Your task is to copy the listing exactly, with the pictures left out.

········

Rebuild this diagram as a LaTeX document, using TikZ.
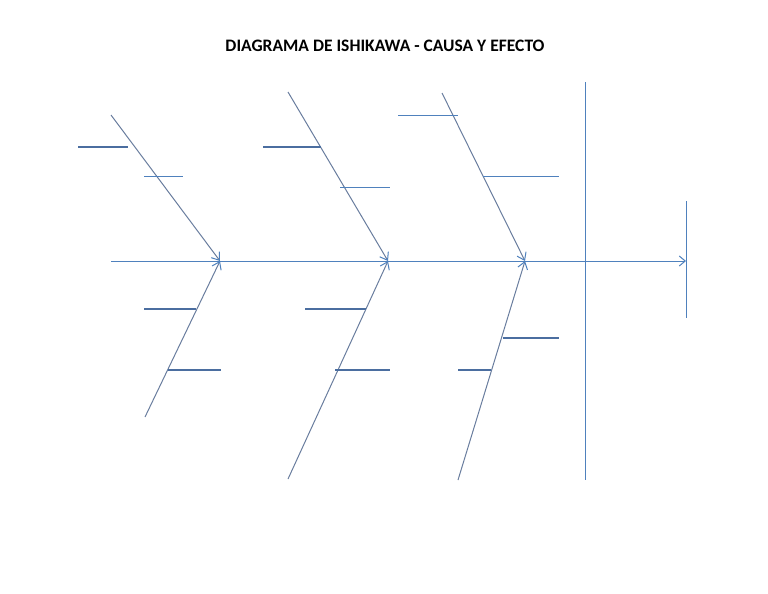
\documentclass[tikz,border=0pt]{standalone}
\usepackage{fontspec}
\setmainfont{Carlito}
\usetikzlibrary{arrows.meta}
\definecolor{spineblue}{RGB}{79,129,189}
\definecolor{bonegray}{RGB}{105,125,158}
\definecolor{ribblue}{RGB}{75,110,160}
\tikzset{
    spine/.style={draw=spineblue, line width=1pt},
    bone/.style={draw=bonegray, line width=1pt, -{Straight Barb[length=7pt, width=10pt, color=spineblue]}},
    rib/.style={draw=ribblue, line width=1.4pt},
    thinrib/.style={draw=spineblue, line width=1pt}
}

\begin{document}
\begin{tikzpicture}[x=1pt, y=-1pt]
        \useasboundingbox (0,0) rectangle (768,594);
        \node[font=\bfseries\fontsize{17.5}{20}\selectfont] (title) at (385,46) {DIAGRAMA DE ISHIKAWA - CAUSA Y EFECTO};
        % spine and heads
        \coordinate (tail) at (111,261);
        \coordinate (h1) at (220,261);
        \coordinate (h2) at (388,261);
        \coordinate (h3) at (525,261);
        \coordinate (head) at (686,261);
        \draw[spine, -{Straight Barb[length=6pt, width=10pt]}] (tail) -- (head);
        \draw[spine] (585,82) -- (585,480);
        \draw[spine] (686,201) -- (686,318);
        % upper bones
        \foreach \x/\y/\h in {111/115/h1, 288/92/h2, 442/93/h3} {
            \draw[bone] (\x,\y) -- (\h);
        }
        % lower bones
        \foreach \x/\y/\h in {145/417/h1, 288/479/h2, 458/480/h3} {
            \draw[bone] (\x,\y) -- (\h);
        }
        % ribs
        \foreach \xa/\xb/\y in {78/128/147, 263/321/147, 144/196/309, 168/221/370,
                               305/366/309, 335/390/370, 503/559/338, 458/491/370} {
            \draw[rib] (\xa,\y) -- (\xb,\y);
        }
        \foreach \xa/\xb/\y in {144/183/176, 340/390/187, 398/458/115, 483/559/176} {
            \draw[thinrib] (\xa,\y) -- (\xb,\y);
        }
    \end{tikzpicture}
\end{document}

········

* THE REPLY:
Rebuild this diagram as a LaTeX document, using TikZ.
\documentclass[tikz,border=0pt]{standalone}
\usepackage{fontspec}
\setmainfont{Carlito}
\usetikzlibrary{arrows.meta}
\definecolor{spineblue}{RGB}{79,129,189}
\definecolor{bonegray}{RGB}{105,125,158}
\definecolor{ribblue}{RGB}{75,110,160}
\tikzset{
    spine/.style={draw=spineblue, line width=1pt},
    bone/.style={draw=bonegray, line width=1pt, -{Straight Barb[length=7pt, width=10pt, color=spineblue]}},
    rib/.style={draw=ribblue, line width=1.4pt},
    thinrib/.style={draw=spineblue, line width=1pt}
}

\begin{document}
\begin{tikzpicture}[x=1pt, y=-1pt]
        \useasboundingbox (0,0) rectangle (768,594);
        \node[font=\bfseries\fontsize{17.5}{20}\selectfont] (title) at (385,46) {DIAGRAMA DE ISHIKAWA - CAUSA Y EFECTO};
        % spine and heads
        \coordinate (tail) at (111,261);
        \coordinate (h1) at (220,261);
        \coordinate (h2) at (388,261);
        \coordinate (h3) at (525,261);
        \coordinate (head) at (686,261);
        \draw[spine, -{Straight Barb[length=6pt, width=10pt]}] (tail) -- (head);
        \draw[spine] (585,82) -- (585,480);
        \draw[spine] (686,201) -- (686,318);
        % upper bones
        \foreach \x/\y/\h in {111/115/h1, 288/92/h2, 442/93/h3} {
            \draw[bone] (\x,\y) -- (\h);
        }
        % lower bones
        \foreach \x/\y/\h in {145/417/h1, 288/479/h2, 458/480/h3} {
            \draw[bone] (\x,\y) -- (\h);
        }
        % ribs
        \foreach \xa/\xb/\y in {78/128/147, 263/321/147, 144/196/309, 168/221/370,
                               305/366/309, 335/390/370, 503/559/338, 458/491/370} {
            \draw[rib] (\xa,\y) -- (\xb,\y);
        }
        \foreach \xa/\xb/\y in {144/183/176, 340/390/187, 398/458/115, 483/559/176} {
            \draw[thinrib] (\xa,\y) -- (\xb,\y);
        }
    \end{tikzpicture}
\end{document}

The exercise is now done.